Dollaro e debito Usa: l’analisi di Ubs WM sull’agenda economica di Trump

Negli Stati Uniti, l’agenda economica del Governo Trump torna prepotentemente al centro dell’attenzione dei mercati finanziari. Il recente raffreddamento delle tensioni commerciali con l’Europa, con la sospensione parziale dei dazi, ha contribuito a migliorare il clima, ma il quadro resta ancora fragile. Come spiega Matteo Ramenghi, Chief Investment Officer di UBS Wealth Management in Italia, “i dazi resteranno su un livello medio del 15%, nettamente superiore rispetto al passato” e “questo incremento equivale a un aumento dell’IVA di circa 2 punti percentuali”, destinato ad agire da freno sulla crescita senza tuttavia portare alla recessione.

Ramenghi sottolinea come la parola più ricorrente nelle ultime dichiarazioni delle banche centrali, a partire dalla Fed, sia proprio “incertezza”. E questo elemento, avverte l’esperto, “è nemico dell’economia e dei mercati”, frenando investimenti e decisioni aziendali.

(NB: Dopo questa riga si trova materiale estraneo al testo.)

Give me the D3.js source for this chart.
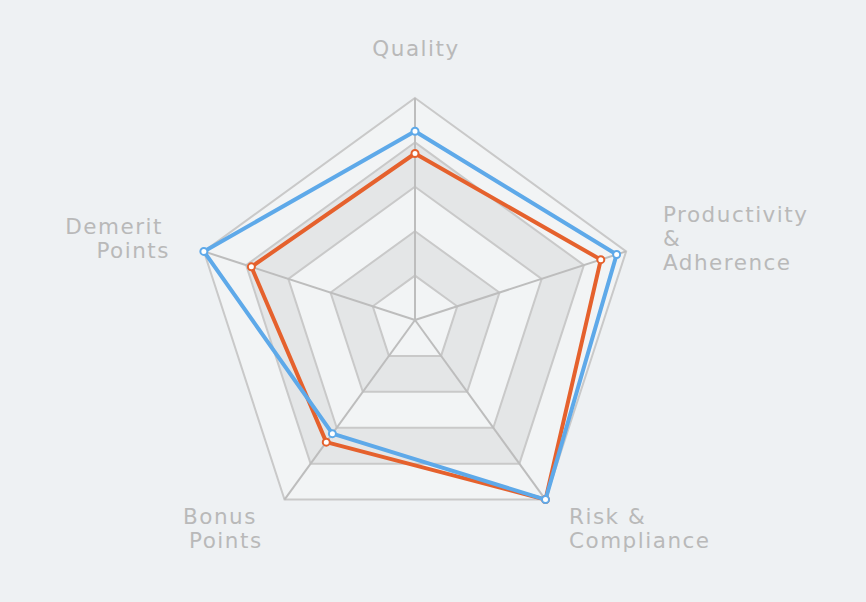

L’agenda della Casa Bianca non si ferma ai dazi

Il prossimo snodo è la politica fiscale, con una proposta di legge che prevede l’estensione dei tagli fiscali del 2017, nuove esenzioni per straordinari e mance, e soprattutto un aumento di 4.000 miliardi di dollari del tetto massimo di indebitamento. Un piano che, secondo il Committee for a Responsible Federal Budget, potrebbe far salire il debito pubblico USA di oltre 5.200 miliardi entro il 2034. “Il rapporto debito/PIL ha raggiunto il 123%, il livello più alto dal 1946”, osserva Ramenghi, anche se precisa che “la capacità degli Stati Uniti di rimborsare il debito non è in discussione”.

Una novità interessante potrebbe arrivare dalla Fed, che sta valutando se permettere alle banche di detenere Treasury senza che questi vengano conteggiati nei coefficienti di riserva, una mossa che potrebbe sostenere la domanda di titoli di Stato e abbassarne i rendimenti.

Dollaro: Ubs WM mantiene un atteggiamento prudente

“L’aumento del debito pubblico potrebbe pesare sulla valuta americana”, afferma Ramenghi, ricordando che “lo stesso Trump in campagna elettorale ha espresso la sua preferenza per un dollaro debole” al fine di favorire l’export industriale.

In termini macroeconomici, UBS prevede un rallentamento della crescita statunitense all’1,5% nel 2025, rispetto al 2,8% del 2024. Tuttavia, la tenuta della Cina (previsto un +4%) e l’avvio di stimoli fiscali in Europa (con una crescita dello 0,7% nell’area euro) potrebbero fungere da contrappeso agli effetti negativi dei dazi.

Uno sguardo ai mercati

“Il recupero della borsa americana delle ultime settimane è giustificato”, commenta Ramenghi, pur segnalando il rischio di “ulteriori fasi di volatilità vista l’elevata incertezza”. UBS si mantiene neutrale sull’azionario, ma individua opportunità nei temi di lungo periodo come intelligenza artificiale, elettrificazione e longevità.

In ambito obbligazionario, infine, la raccomandazione è chiara: “Evitare il rischio valutario in questa fase”, spiega Ramenghi, suggerendo invece “obbligazioni investment grade in euro, con scadenze medie” come area di investimento preferenziale.

Con una miscela di promesse fiscali espansive e politiche commerciali aggressive, l’amministrazione americana si avvia verso un equilibrio complesso, dove la sostenibilità del debito e la reazione dei mercati internazionali saranno fattori cruciali.